First they block the signal from the alarm to the monitoring station, then they break the case on the outside of the building which contains the noise alarm, then they break in. Recently, they have taken to filling the casing of the outside alarm with foam void filler as simply breaking it with a hammer sometimes doesn't work.
An electronic signal blocker was found on top of the Centra shopping centre in Portarlington, Co Laois, in February after the gang was apparently disturbed and abandoned it.
When it was found the next day gardai called the Army's bomb squad fearing it was some kind of bomb. The signal blockers are available on the internet for prices from $200-$500 (€150-€370).

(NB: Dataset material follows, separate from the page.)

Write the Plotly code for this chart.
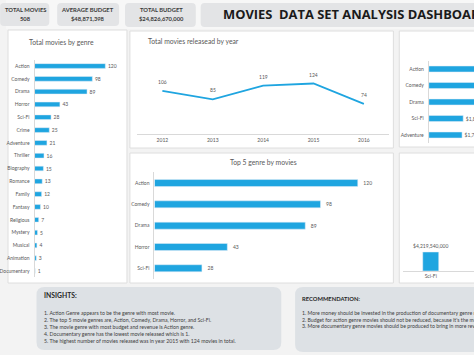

The gang is highly organised with one section used to steal cars, often breaking into homes in rural areas, grabbing keys and escaping. They target owners of new or high-speed cars, which are then stored for use in robberies of commercial targets.
Gardai say the gang actively avoids targeting potentially high-end business targets to avoid the risk of imprisonment if caught. The typical haul is usually under €10,000.
Members are well aware that they are unlikely to receive a custodial sentence for such amounts, claiming in defence that it is a first offence and that they are unemployed and poor.
Gardai also say that members of the Travelling community who receive custodial sentences tend to be treated leniently, being sent to Castlerea semi-open prison in Co Mayo and then transferred to Loughan House open prison in Co Cavan, from which they often abscond.